In Stocks & Shares ISAs, “compounding” comes from reinvesting dividends and capital gains rather than fixed interest payments. When you reinvest dividends, you buy more shares, which can then generate more dividends, creating a compounding effect. During market downturns, your account value may decrease, but regular contributions mean you buy more shares at lower prices (pound-cost averaging), which can enhance returns when the market recovers.
Is it better to contribute a lump sum at the start of the year or spread contributions monthly?
Mathematically, contributing a lump sum at the beginning of the tax year maximizes compounding potential. However, spreading contributions (pound-cost averaging) can be psychologically easier and reduces timing risk – especially valuable in volatile markets like Stocks & Shares ISAs. For Cash ISAs where returns are stable, lump sum is generally better. Many experts recommend a hybrid approach: contribute what you can early, then set up monthly payments for the remainder.
What happens to my ISA when I die?
ISAs receive special tax treatment on death. Since April 2015, surviving spouses or civil partners inherit an additional ISA allowance equal to the value of the deceased’s ISA holdings.

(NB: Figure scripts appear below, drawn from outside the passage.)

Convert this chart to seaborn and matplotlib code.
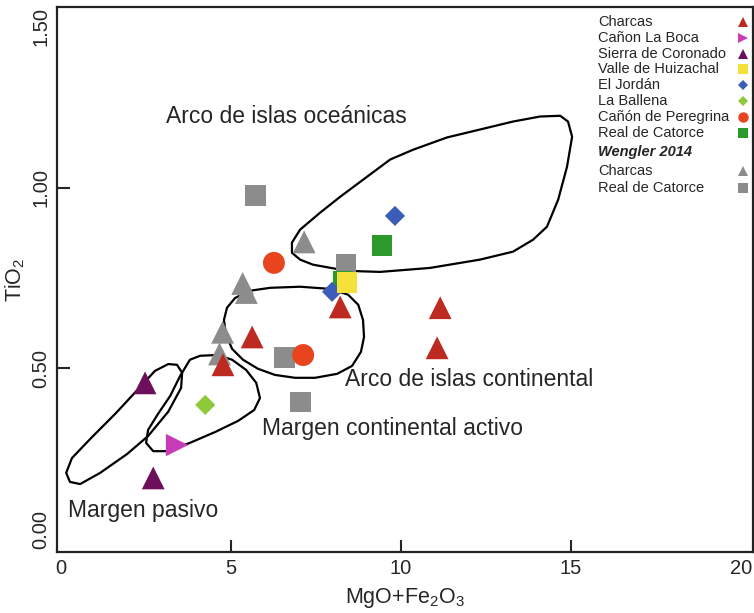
import matplotlib
matplotlib.use("Agg")
import matplotlib.pyplot as plt
import seaborn as sns
import pandas as pd

# ---------------- data ----------------
charcas_x = [8.21, 11.15, 11.06, 5.62, 4.76]
charcas_y = [0.670, 0.668, 0.557, 0.587, 0.510]
boca_x = [3.41]
boca_y = [0.288]
coronado_x = [2.47, 2.71]
coronado_y = [0.460, 0.197]
huizachal_x = [8.41]
huizachal_y = [0.737]
jordan_x = [9.82, 7.97]
jordan_y = [0.922, 0.712]
ballena_x = [4.24]
ballena_y = [0.399]
peregrina_x = [6.26, 7.12]
peregrina_y = [0.792, 0.537]
catorce_x = [9.44, 8.29]
catorce_y = [0.839, 0.742]
w_charcas_x = [7.15, 5.34, 5.45, 4.75, 4.66]
w_charcas_y = [0.850, 0.735, 0.710, 0.600, 0.540]
w_catorce_x = [5.72, 8.38, 6.57, 7.04]
w_catorce_y = [0.978, 0.789, 0.530, 0.407]

# field outlines (traced vertices)
ocean_x = [6.79, 7.03, 7.62, 8.21, 8.88, 9.68, 10.35, 11.35, 12.32, 13.29, 14.09, 14.68, 14.91,
           15.03, 14.88, 14.62, 14.29, 13.88, 13.29, 12.32, 10.85, 9.38, 8.41, 7.41, 7.03, 6.79]
ocean_y = [0.848, 0.884, 0.931, 0.975, 1.022, 1.078, 1.105, 1.139, 1.161, 1.183, 1.197, 1.199, 1.183,
           1.141, 1.058, 0.967, 0.892, 0.856, 0.823, 0.801, 0.778, 0.767, 0.770, 0.787, 0.801, 0.820]
cont_x = [4.88, 5.12, 5.56, 6.15, 7.03, 7.91, 8.44, 8.74, 8.88, 8.91, 8.82, 8.56, 8.12, 7.47,
          6.88, 6.29, 5.79, 5.35, 5.03, 4.85, 4.79]
cont_y = [0.668, 0.695, 0.715, 0.723, 0.726, 0.720, 0.704, 0.676, 0.634, 0.587, 0.546, 0.507, 0.485, 0.474,
          0.474, 0.482, 0.499, 0.524, 0.554, 0.593, 0.634]
activo_x = [3.79, 4.09, 4.59, 5.03, 5.44, 5.74, 5.85, 5.68, 5.21, 4.53, 3.79, 3.15, 2.71, 2.50,
            2.56, 2.85, 3.21, 3.50]
activo_y = [0.524, 0.535, 0.537, 0.524, 0.496, 0.460, 0.418, 0.385, 0.355, 0.324, 0.294, 0.271, 0.271, 0.294,
            0.330, 0.374, 0.424, 0.479]
pasivo_x = [3.15, 3.41, 3.56, 3.53, 3.15, 2.56, 1.94, 1.15, 0.56, 0.26, 0.15, 0.32, 0.91, 1.62, 2.24, 2.76]
pasivo_y = [0.512, 0.510, 0.488, 0.446, 0.380, 0.313, 0.263, 0.211, 0.180, 0.186, 0.211, 0.252, 0.310,
            0.377, 0.440, 0.493]

field_labels = ["Arco de islas oceánicas", "Arco de islas continental",
                "Margen continental activo", "Margen pasivo"]
x_ticks = [0, 5, 10, 15, 20]
y_ticks = [0.0, 0.5, 1.0, 1.5]
y_ticklabels = ["0.00", "0.50", "1.00", "1.50"]

# ---------------- style ----------------
sns.set_style("ticks")
plt.rcParams["font.family"] = ["Liberation Sans", "DejaVu Sans"]
plt.rcParams["mathtext.default"] = "regular"

W, H = 754, 613
fig = plt.figure(figsize=(W / 100, H / 100), dpi=100)
ax = fig.add_axes([57 / W, 1 - 552 / H, (753 - 57) / W, (552 - 7) / H])

# groups: xs, ys, marker, color, area
groups = {
    "Charcas": (charcas_x, charcas_y, "^", "#bd2a22", 270),
    "Cañon La Boca": (boca_x, boca_y, ">", "#c83cba", 260),
    "Sierra de Coronado": (coronado_x, coronado_y, "^", "#6d0f5a", 270),
    "Valle de Huizachal": (huizachal_x, huizachal_y, "s", "#f6e03a", 225),
    "El Jordán": (jordan_x, jordan_y, "D", "#3b5cb8", 105),
    "La Ballena": (ballena_x, ballena_y, "D", "#8fc93a", 105),
    "Cañón de Peregrina": (peregrina_x, peregrina_y, "o", "#e8441e", 250),
    "Real de Catorce": (catorce_x, catorce_y, "s", "#2b9a2b", 225),
    "W Charcas": (w_charcas_x, w_charcas_y, "^", "#8c8c8c", 270),
    "W Real de Catorce": (w_catorce_x, w_catorce_y, "s", "#8c8c8c", 225),
}

# field outlines
for fx, fy in [(ocean_x, ocean_y), (cont_x, cont_y), (activo_x, activo_y), (pasivo_x, pasivo_y)]:
    ax.fill(fx, fy, facecolor="none", edgecolor="black", lw=1.6, joinstyle="round", zorder=2)

draw_order = ["W Charcas", "W Real de Catorce", "Real de Catorce", "El Jordán", "Valle de Huizachal",
              "Charcas", "Cañón de Peregrina", "La Ballena", "Cañon La Boca", "Sierra de Coronado"]
for i, name in enumerate(draw_order):
    xs, ys, mk, col, s = groups[name]
    df = pd.DataFrame({"x": xs, "y": ys})
    sns.scatterplot(data=df, x="x", y="y", marker=mk, color=col, s=s, edgecolor="none",
                    linewidth=0, ax=ax, zorder=3 + i, legend=False)

# field labels
ax.text(3.10, 1.197, field_labels[0], fontsize=16.5, ha="left", va="center")
ax.text(8.35, 0.468, field_labels[1], fontsize=16.5, ha="left", va="center")
ax.text(5.91, 0.333, field_labels[2], fontsize=16.5, ha="left", va="center")
ax.text(0.21, 0.106, field_labels[3], fontsize=16.5, ha="left", va="center")

# axes
ax.set_xlim(-0.12, 20.35)
ax.set_ylim(-0.008, 1.50)
ax.set_xticks(x_ticks)
ax.set_xticklabels([str(t) for t in x_ticks])
ax.set_yticks(y_ticks)
ax.set_yticklabels(y_ticklabels, rotation=90, va="center")
ylabs = ax.get_yticklabels()
ylabs[0].set_va("bottom")
ylabs[-1].set_va("top")
ax.tick_params(direction="in", length=9, width=1.5, labelsize=14.5, pad=5)
# no tick marks at the frame corners / right end
xt = ax.xaxis.get_major_ticks()
yt = ax.yaxis.get_major_ticks()
for t in (xt[0], xt[-1], yt[0], yt[-1]):
    t.tick1line.set_visible(False)
for sp in ax.spines.values():
    sp.set_linewidth(1.6)
    sp.set_color("#222222")
ax.set_xlabel("MgO+Fe$_2$O$_3$", fontsize=15.5, labelpad=6)
ax.set_ylabel("TiO$_2$", fontsize=15.5, labelpad=3)

# legend (text column left, marker column right)
leg_items = [("Charcas", "^", "#bd2a22", 7.5), ("Cañon La Boca", ">", "#c83cba", 7.5),
             ("Sierra de Coronado", "^", "#6d0f5a", 7.5), ("Valle de Huizachal", "s", "#f6e03a", 7),
             ("El Jordán", "D", "#3b5cb8", 5), ("La Ballena", "D", "#8fc93a", 5),
             ("Cañón de Peregrina", "o", "#e8441e", 7.5), ("Real de Catorce", "s", "#2b9a2b", 7),
             ("Wengler 2014", None, None, 0), ("Charcas", "^", "#8c8c8c", 7.5),
             ("Real de Catorce", "s", "#8c8c8c", 7)]
rows_px = [22, 38, 54, 69, 85, 101, 117, 133, 152, 171, 188]
for (lab, mk, col, ms), py in zip(leg_items, rows_px):
    fyv = 1 - py / H
    if mk is None:
        fig.text(598 / W, fyv, lab, fontsize=10.5, ha="left", va="center",
                 fontweight="bold", fontstyle="italic")
    else:
        fig.text(598 / W, fyv, lab, fontsize=10.5, ha="left", va="center")
        ax.plot([743 / W], [fyv], marker=mk, color=col, markersize=ms, linestyle="",
                markeredgewidth=0, transform=fig.transFigure, clip_on=False, zorder=20)

fig.savefig("out.png", dpi=100)
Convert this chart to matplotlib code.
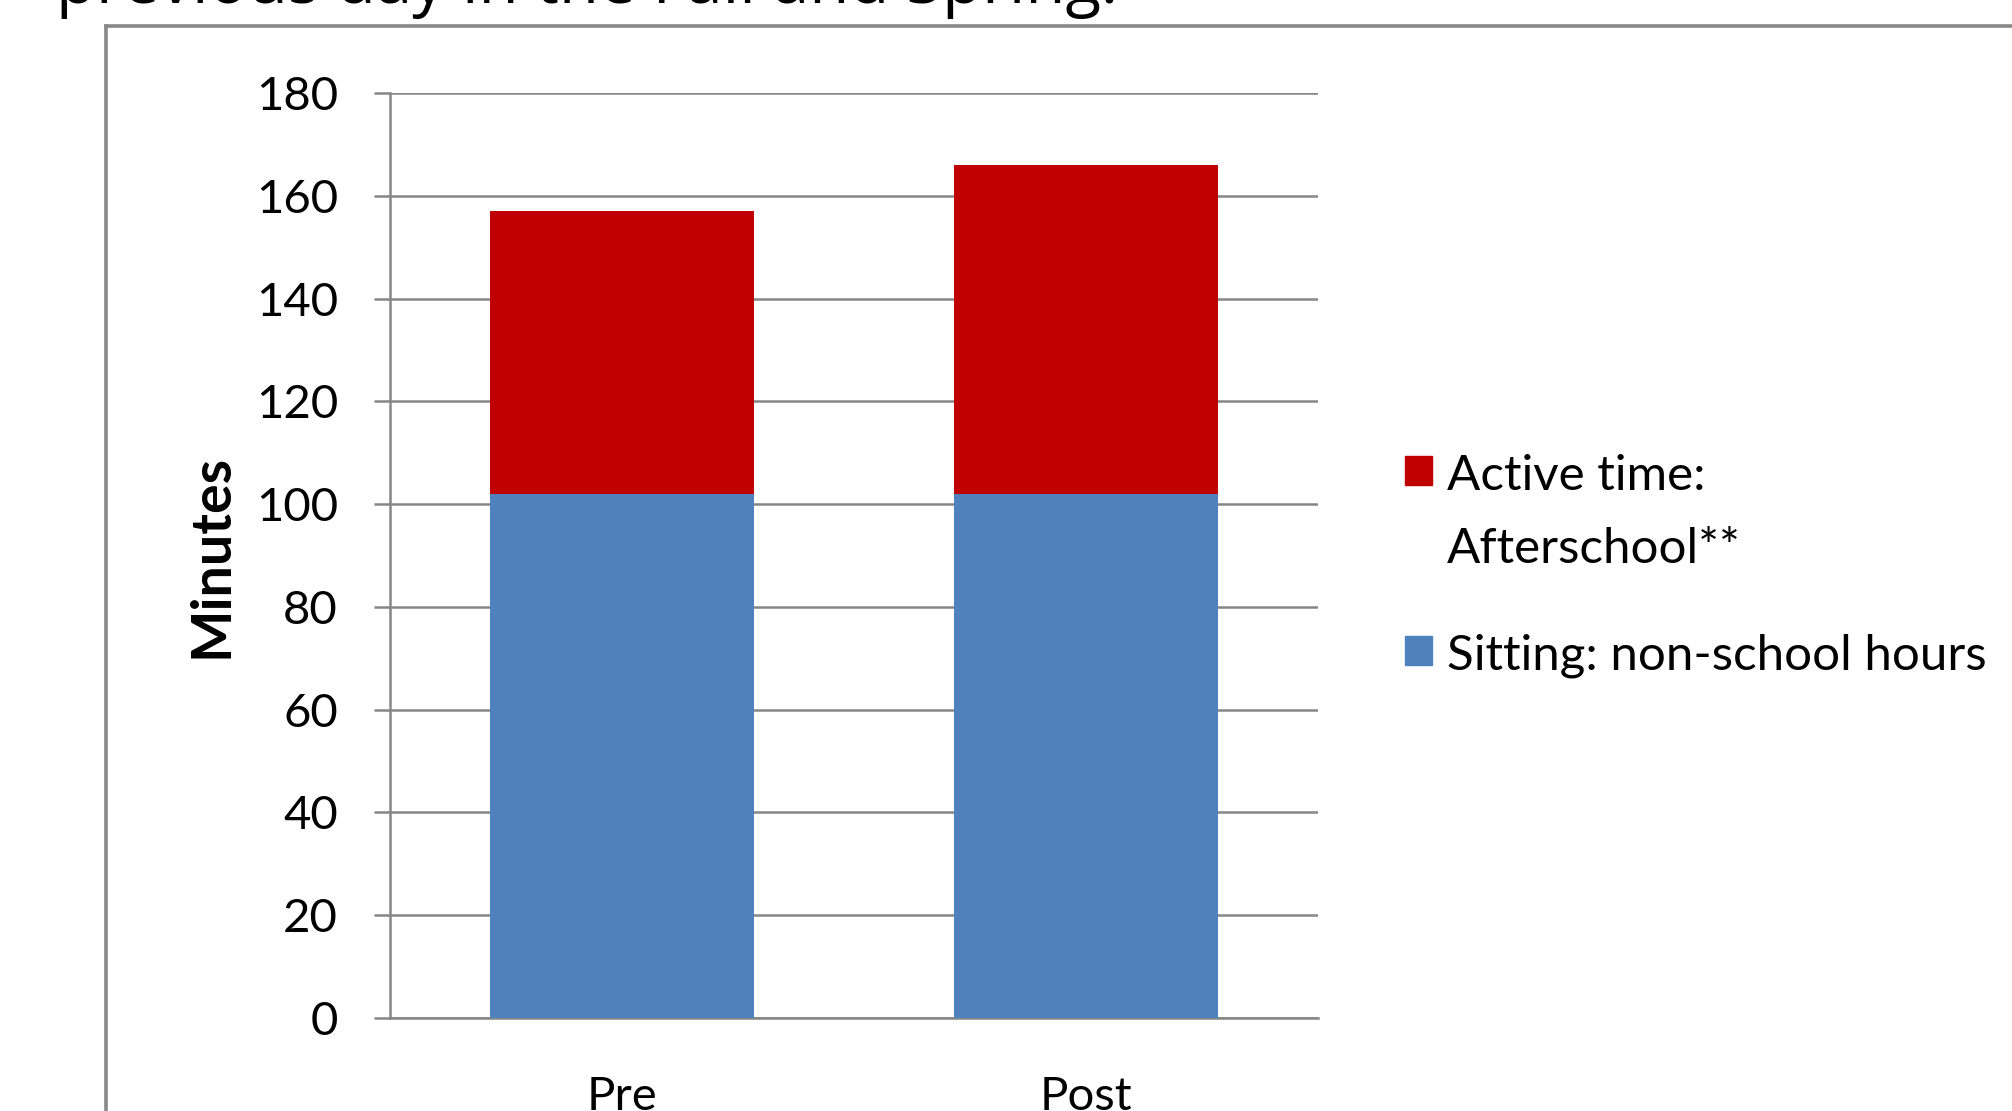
import numpy as np
import matplotlib
matplotlib.use("Agg")
import matplotlib.pyplot as plt
from matplotlib.lines import Line2D
from matplotlib.patches import Rectangle

categories = ["Pre", "Post"]
sitting = [102, 102]
active = [55, 64]
series_names = ["Sitting: non-school hours", "Active time:\nAfterschool**"]
series_colors = ["#4F81BD", "#C00000"]
yticks = [0, 20, 40, 60, 80, 100, 120, 140, 160, 180]

W, H = 2012, 1111
plt.rcParams["font.family"] = ["Lato", "DejaVu Sans"]

fig = plt.figure(figsize=(W / 100, H / 100), dpi=100)
ax = fig.add_axes([390 / W, 1 - 1018 / H, 928 / W, 925 / H])

x = np.arange(len(categories))
ax.bar(x, sitting, width=0.57, color=series_colors[0], zorder=3)
ax.bar(x, active, width=0.57, bottom=sitting, color=series_colors[1], zorder=3)

ax.set_xlim(-0.5, 1.5)
ax.set_ylim(0, 180)
ax.set_yticks(yticks)
ax.set_xticks(x)
ax.set_xticklabels(categories)

grey = "#868686"
ax.grid(axis="y", color=grey, linewidth=1.8, zorder=1)
for side in ["top", "right"]:
    ax.spines[side].set_visible(False)
for side in ["left", "bottom"]:
    ax.spines[side].set_color(grey)
    ax.spines[side].set_linewidth(1.8)
ax.tick_params(axis="y", length=11.5, width=1.8, color=grey, pad=26,
               labelsize=34)
ax.tick_params(axis="x", length=0, pad=42, labelsize=34)
ax.set_ylabel("Minutes", fontsize=40, fontweight="bold", labelpad=14)

# legend drawn by hand so the swatch sits on the first line of the label
leg_x = 1405 / W
text_x = 1447 / W
sq_w, sq_h = 27 / W, 29 / H
for name, color, yc in [(series_names[1], series_colors[1], 471),
                        (series_names[0], series_colors[0], 651)]:
    fig.patches.append(Rectangle((leg_x, 1 - (yc + 14) / H), sq_w, sq_h,
                                 transform=fig.transFigure, color=color))
    fig.text(text_x, 1 - (yc - 17) / H, name, fontsize=35.5, va="top",
             ha="left", linespacing=1.8)

# outer frame and the heading above it
fl = 106 / W
ft = 1 - 26 / H
fig.add_artist(Line2D([fl, 1.0], [ft, ft], transform=fig.transFigure,
                      color="#888888", linewidth=2.6))
fig.add_artist(Line2D([fl, fl], [0, ft], transform=fig.transFigure,
                      color="#888888", linewidth=2.6))
fig.text(56 / W, 1 - 3 / H, "previous day in the Fall and Spring.",
         fontsize=47, va="baseline", ha="left", family=["Open Sans"])

fig.savefig("out.png", dpi=100)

This is called the Additional Permitted Subscription (APS). The ISA assets themselves pass according to your will or intestacy rules, and remain tax-free during the administration of the estate.
Can I transfer my ISA to another provider, and does this affect my allowance?
Yes, you can transfer ISAs between providers without it counting toward your annual allowance, as long as you follow the proper transfer process (don’t withdraw and re-deposit yourself). Partial transfers are allowed for previous years’ subscriptions, but current year subscriptions must be transferred in full. The transfer process typically takes 15-30 days for Cash ISAs and up to 30 days for Stocks & Shares ISAs.